--- BEGIN Stored data ---

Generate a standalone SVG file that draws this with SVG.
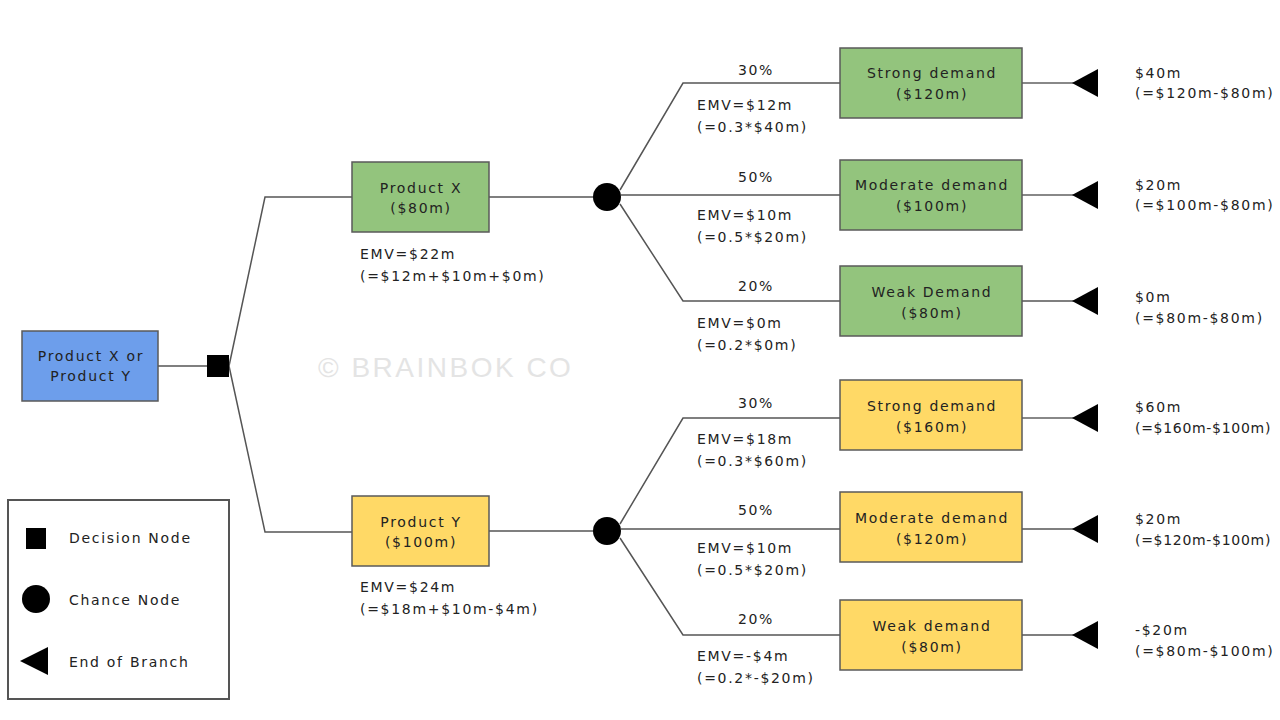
<svg xmlns="http://www.w3.org/2000/svg" width="1280" height="720" viewBox="0 0 1280 720">
<style>
text{font-family:"DejaVu Sans","Liberation Sans",sans-serif;font-size:14px;letter-spacing:1.7px;fill:#222}
.c{text-anchor:middle}
.tight{letter-spacing:0.7px}
.box{stroke:#5a5a5a;stroke-width:1.5}
.g{fill:#93c47d}
.y{fill:#ffd966}
.b{fill:#6d9eeb}
.ln{fill:none;stroke:#555;stroke-width:1.5}
.ln2{fill:none;stroke:#888;stroke-width:2}
.wm{font-family:"Liberation Sans",Arial,sans-serif;font-size:28px;letter-spacing:2.5px;fill:#e4e4e4}
</style>
<defs>
<path id="tri" d="M0,0 L26,-14 L26,14 Z" fill="#000"/>
</defs>
<text class="wm" x="318" y="377">© BRAINBOK CO</text>
<g id="connectors">
<path class="ln" d="M158,366 H207"/>
<path class="ln" d="M229,366 L265,197 H352"/>
<path class="ln" d="M229,366 L265,532 H352"/>
<path class="ln" d="M489,197 H593"/>
<path class="ln" d="M489,531 H593"/>
<path class="ln" d="M620,190 L683,83 H840"/>
<path class="ln" d="M621,195 H840"/>
<path class="ln" d="M620,204 L683,301 H840"/>
<path class="ln" d="M620,524 L683,418 H840"/>
<path class="ln" d="M621,529 H840"/>
<path class="ln" d="M620,538 L683,635 H840"/>
<path class="ln2" d="M1022,83 H1074"/>
<path class="ln2" d="M1022,195 H1074"/>
<path class="ln" d="M1022,301 H1074"/>
<path class="ln2" d="M1022,418 H1074"/>
<path class="ln" d="M1022,529 H1074"/>
<path class="ln" d="M1022,635 H1074"/>
</g>
<g id="root"><rect class="box b" x="22" y="331" width="136" height="70"/><text class="c" x="91" y="361">Product X or</text><text class="c" x="91" y="381">Product Y</text></g>
<g id="decision"><rect x="207" y="355" width="22" height="22" fill="#000"/></g>
<g id="productX"><rect class="box g" x="352" y="162" width="137" height="70"/><text class="c" x="421" y="193">Product X</text><text class="c" x="421" y="213">($80m)</text>
<text x="360" y="259">EMV=$22m</text><text x="360" y="281">(=$12m+$10m+$0m)</text></g>
<g id="productY"><rect class="box y" x="352" y="496" width="137" height="70"/><text class="c" x="421" y="527">Product Y</text><text class="c" x="421" y="547">($100m)</text>
<text x="360" y="592">EMV=$24m</text><text x="360" y="614">(=$18m+$10m-$4m)</text></g>
<g id="chanceX"><circle cx="607" cy="197" r="14" fill="#000"/></g>
<g id="chanceY"><circle cx="607" cy="531" r="14" fill="#000"/></g>
<g id="xStrong"><text class="c" x="756" y="75">30%</text><text x="697" y="110">EMV=$12m</text><text x="697" y="132">(=0.3*$40m)</text>
<rect class="box g" x="840" y="48" width="182" height="70"/><text class="c" x="932" y="78">Strong demand</text><text class="c" x="932" y="99">($120m)</text>
<use href="#tri" x="1072" y="83"/><text x="1135" y="78">$40m</text><text x="1135" y="98">(=$120m-$80m)</text></g>
<g id="xModerate"><text class="c" x="756" y="182">50%</text><text x="697" y="220">EMV=$10m</text><text x="697" y="242">(=0.5*$20m)</text>
<rect class="box g" x="840" y="160" width="182" height="70"/><text class="c" x="932" y="190">Moderate demand</text><text class="c" x="932" y="211">($100m)</text>
<use href="#tri" x="1072" y="195"/><text x="1135" y="190">$20m</text><text x="1135" y="210">(=$100m-$80m)</text></g>
<g id="xWeak"><text class="c" x="756" y="291">20%</text><text x="697" y="328">EMV=$0m</text><text x="697" y="350">(=0.2*$0m)</text>
<rect class="box g" x="840" y="266" width="182" height="70"/><text class="c" x="932" y="297">Weak Demand</text><text class="c" x="932" y="318">($80m)</text>
<use href="#tri" x="1072" y="301"/><text x="1135" y="302">$0m</text><text x="1135" y="323">(=$80m-$80m)</text></g>
<g id="yStrong"><text class="c" x="756" y="408">30%</text><text x="697" y="444">EMV=$18m</text><text x="697" y="466">(=0.3*$60m)</text>
<rect class="box y" x="840" y="380" width="182" height="70"/><text class="c" x="932" y="411">Strong demand</text><text class="c" x="932" y="432">($160m)</text>
<use href="#tri" x="1072" y="418"/><text x="1135" y="412">$60m</text><text class="tight" x="1135" y="433">(=$160m-$100m)</text></g>
<g id="yModerate"><text class="c" x="756" y="515">50%</text><text x="697" y="553">EMV=$10m</text><text x="697" y="575">(=0.5*$20m)</text>
<rect class="box y" x="840" y="492" width="182" height="70"/><text class="c" x="932" y="523">Moderate demand</text><text class="c" x="932" y="544">($120m)</text>
<use href="#tri" x="1072" y="529"/><text x="1135" y="524">$20m</text><text class="tight" x="1135" y="545">(=$120m-$100m)</text></g>
<g id="yWeak"><text class="c" x="756" y="624">20%</text><text x="697" y="661">EMV=-$4m</text><text x="697" y="683">(=0.2*-$20m)</text>
<rect class="box y" x="840" y="600" width="182" height="70"/><text class="c" x="932" y="631">Weak demand</text><text class="c" x="932" y="652">($80m)</text>
<use href="#tri" x="1072" y="635"/><text x="1135" y="635">-$20m</text><text x="1135" y="656">(=$80m-$100m)</text></g>
<g id="legend"><rect x="8" y="500" width="221" height="199" fill="#fff" stroke="#555" stroke-width="2"/>
<rect x="26" y="528" width="20" height="21" fill="#000"/><text x="69" y="543">Decision Node</text>
<circle cx="36" cy="599" r="14" fill="#000"/><text x="69" y="605">Chance Node</text>
<path d="M20,661 L48,647 L48,675 Z" fill="#000"/><text x="69" y="667">End of Branch</text></g>
</svg>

--- END Stored data ---

■ Requirement ■
Transcribe each line above verbatim, with the pictures left out.

■ Result for this exercise ■
Generate a standalone SVG file that draws this with SVG.
<svg xmlns="http://www.w3.org/2000/svg" width="1280" height="720" viewBox="0 0 1280 720">
<style>
text{font-family:"DejaVu Sans","Liberation Sans",sans-serif;font-size:14px;letter-spacing:1.7px;fill:#222}
.c{text-anchor:middle}
.tight{letter-spacing:0.7px}
.box{stroke:#5a5a5a;stroke-width:1.5}
.g{fill:#93c47d}
.y{fill:#ffd966}
.b{fill:#6d9eeb}
.ln{fill:none;stroke:#555;stroke-width:1.5}
.ln2{fill:none;stroke:#888;stroke-width:2}
.wm{font-family:"Liberation Sans",Arial,sans-serif;font-size:28px;letter-spacing:2.5px;fill:#e4e4e4}
</style>
<defs>
<path id="tri" d="M0,0 L26,-14 L26,14 Z" fill="#000"/>
</defs>
<text class="wm" x="318" y="377">© BRAINBOK CO</text>
<g id="connectors">
<path class="ln" d="M158,366 H207"/>
<path class="ln" d="M229,366 L265,197 H352"/>
<path class="ln" d="M229,366 L265,532 H352"/>
<path class="ln" d="M489,197 H593"/>
<path class="ln" d="M489,531 H593"/>
<path class="ln" d="M620,190 L683,83 H840"/>
<path class="ln" d="M621,195 H840"/>
<path class="ln" d="M620,204 L683,301 H840"/>
<path class="ln" d="M620,524 L683,418 H840"/>
<path class="ln" d="M621,529 H840"/>
<path class="ln" d="M620,538 L683,635 H840"/>
<path class="ln2" d="M1022,83 H1074"/>
<path class="ln2" d="M1022,195 H1074"/>
<path class="ln" d="M1022,301 H1074"/>
<path class="ln2" d="M1022,418 H1074"/>
<path class="ln" d="M1022,529 H1074"/>
<path class="ln" d="M1022,635 H1074"/>
</g>
<g id="root"><rect class="box b" x="22" y="331" width="136" height="70"/><text class="c" x="91" y="361">Product X or</text><text class="c" x="91" y="381">Product Y</text></g>
<g id="decision"><rect x="207" y="355" width="22" height="22" fill="#000"/></g>
<g id="productX"><rect class="box g" x="352" y="162" width="137" height="70"/><text class="c" x="421" y="193">Product X</text><text class="c" x="421" y="213">($80m)</text>
<text x="360" y="259">EMV=$22m</text><text x="360" y="281">(=$12m+$10m+$0m)</text></g>
<g id="productY"><rect class="box y" x="352" y="496" width="137" height="70"/><text class="c" x="421" y="527">Product Y</text><text class="c" x="421" y="547">($100m)</text>
<text x="360" y="592">EMV=$24m</text><text x="360" y="614">(=$18m+$10m-$4m)</text></g>
<g id="chanceX"><circle cx="607" cy="197" r="14" fill="#000"/></g>
<g id="chanceY"><circle cx="607" cy="531" r="14" fill="#000"/></g>
<g id="xStrong"><text class="c" x="756" y="75">30%</text><text x="697" y="110">EMV=$12m</text><text x="697" y="132">(=0.3*$40m)</text>
<rect class="box g" x="840" y="48" width="182" height="70"/><text class="c" x="932" y="78">Strong demand</text><text class="c" x="932" y="99">($120m)</text>
<use href="#tri" x="1072" y="83"/><text x="1135" y="78">$40m</text><text x="1135" y="98">(=$120m-$80m)</text></g>
<g id="xModerate"><text class="c" x="756" y="182">50%</text><text x="697" y="220">EMV=$10m</text><text x="697" y="242">(=0.5*$20m)</text>
<rect class="box g" x="840" y="160" width="182" height="70"/><text class="c" x="932" y="190">Moderate demand</text><text class="c" x="932" y="211">($100m)</text>
<use href="#tri" x="1072" y="195"/><text x="1135" y="190">$20m</text><text x="1135" y="210">(=$100m-$80m)</text></g>
<g id="xWeak"><text class="c" x="756" y="291">20%</text><text x="697" y="328">EMV=$0m</text><text x="697" y="350">(=0.2*$0m)</text>
<rect class="box g" x="840" y="266" width="182" height="70"/><text class="c" x="932" y="297">Weak Demand</text><text class="c" x="932" y="318">($80m)</text>
<use href="#tri" x="1072" y="301"/><text x="1135" y="302">$0m</text><text x="1135" y="323">(=$80m-$80m)</text></g>
<g id="yStrong"><text class="c" x="756" y="408">30%</text><text x="697" y="444">EMV=$18m</text><text x="697" y="466">(=0.3*$60m)</text>
<rect class="box y" x="840" y="380" width="182" height="70"/><text class="c" x="932" y="411">Strong demand</text><text class="c" x="932" y="432">($160m)</text>
<use href="#tri" x="1072" y="418"/><text x="1135" y="412">$60m</text><text class="tight" x="1135" y="433">(=$160m-$100m)</text></g>
<g id="yModerate"><text class="c" x="756" y="515">50%</text><text x="697" y="553">EMV=$10m</text><text x="697" y="575">(=0.5*$20m)</text>
<rect class="box y" x="840" y="492" width="182" height="70"/><text class="c" x="932" y="523">Moderate demand</text><text class="c" x="932" y="544">($120m)</text>
<use href="#tri" x="1072" y="529"/><text x="1135" y="524">$20m</text><text class="tight" x="1135" y="545">(=$120m-$100m)</text></g>
<g id="yWeak"><text class="c" x="756" y="624">20%</text><text x="697" y="661">EMV=-$4m</text><text x="697" y="683">(=0.2*-$20m)</text>
<rect class="box y" x="840" y="600" width="182" height="70"/><text class="c" x="932" y="631">Weak demand</text><text class="c" x="932" y="652">($80m)</text>
<use href="#tri" x="1072" y="635"/><text x="1135" y="635">-$20m</text><text x="1135" y="656">(=$80m-$100m)</text></g>
<g id="legend"><rect x="8" y="500" width="221" height="199" fill="#fff" stroke="#555" stroke-width="2"/>
<rect x="26" y="528" width="20" height="21" fill="#000"/><text x="69" y="543">Decision Node</text>
<circle cx="36" cy="599" r="14" fill="#000"/><text x="69" y="605">Chance Node</text>
<path d="M20,661 L48,647 L48,675 Z" fill="#000"/><text x="69" y="667">End of Branch</text></g>
</svg>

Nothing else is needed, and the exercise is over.